Compute the squared L2 distance between two arrays: $\sum_{i=1}^n |a_i - b_i|^2$. Efficient equivalent of `sumabs2(a - b)`

.

`StatsBase.L2dist`

— Function`L2dist(a, b)`

Compute the L2 distance between two arrays: $\sqrt{\sum_{i=1}^n |a_i - b_i|^2}$. Efficient equivalent of `sqrt(sumabs2(a - b))`

.

`StatsBase.L1dist`

— Function`L1dist(a, b)`

Compute the L1 distance between two arrays: $\sum_{i=1}^n |a_i - b_i|$. Efficient equivalent of `sum(abs, a - b)`

.

`StatsBase.Linfdist`

— Function`Linfdist(a, b)`

Compute the L∞ distance, also called the Chebyshev distance, between two arrays: $\max_{i\in1:n} |a_i - b_i|$. Efficient equivalent of `maxabs(a - b)`

.

`StatsBase.gkldiv`

— Function`gkldiv(a, b)`

Compute the generalized Kullback-Leibler divergence between two arrays: $\sum_{i=1}^n (a_i \log(a_i/b_i) - a_i + b_i)$. Efficient equivalent of `sum(a*log(a/b)-a+b)`

.

`StatsBase.meanad`

— Function`meanad(a, b)`

Return the mean absolute deviation between two arrays: `mean(abs(a - b))`

.

`StatsBase.maxad`

— Function`maxad(a, b)`

Return the maximum absolute deviation between two arrays: `maxabs(a - b)`

.

`StatsBase.msd`

— Function`msd(a, b)`

Return the mean squared deviation between two arrays: `mean(abs2(a - b))`

.

`StatsBase.rmsd`

— Function`rmsd(a, b; normalize=false)`

Return the root mean squared deviation between two optionally normalized arrays.

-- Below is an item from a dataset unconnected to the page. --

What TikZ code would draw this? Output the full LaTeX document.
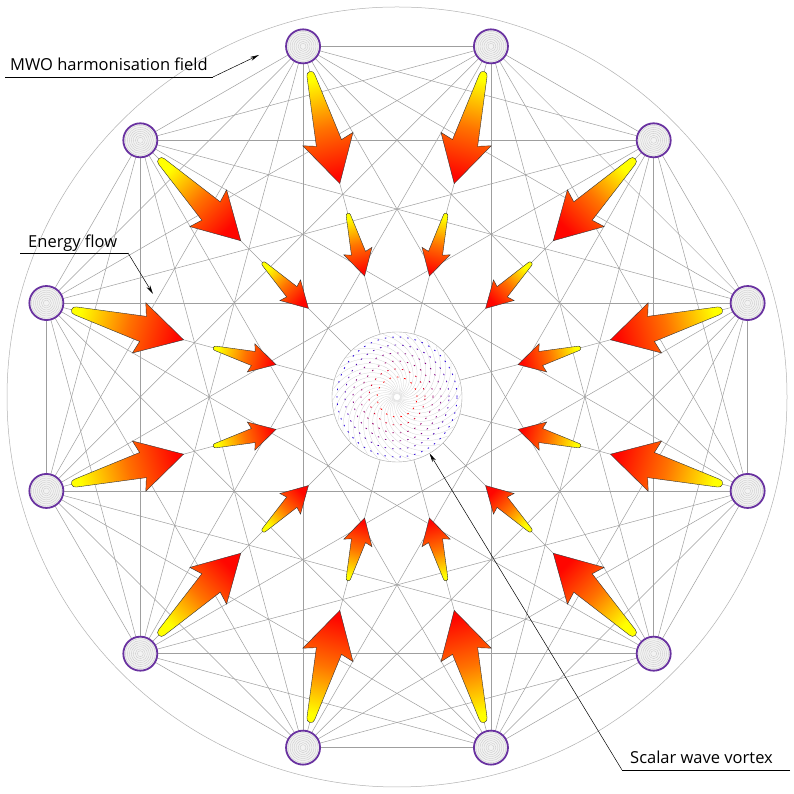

The root mean squared deviation is computed as `sqrt(msd(a, b))`

.

`StatsBase.psnr`

— Function`psnr(a, b, maxv)`

Compute the peak signal-to-noise ratio between two arrays `a`

and `b`

. `maxv`

is the maximum possible value either array can take. The PSNR is computed as `10 * log10(maxv^2 / msd(a, b))`

.

All these functions are implemented in a reasonably efficient way without creating any temporary arrays in the middle.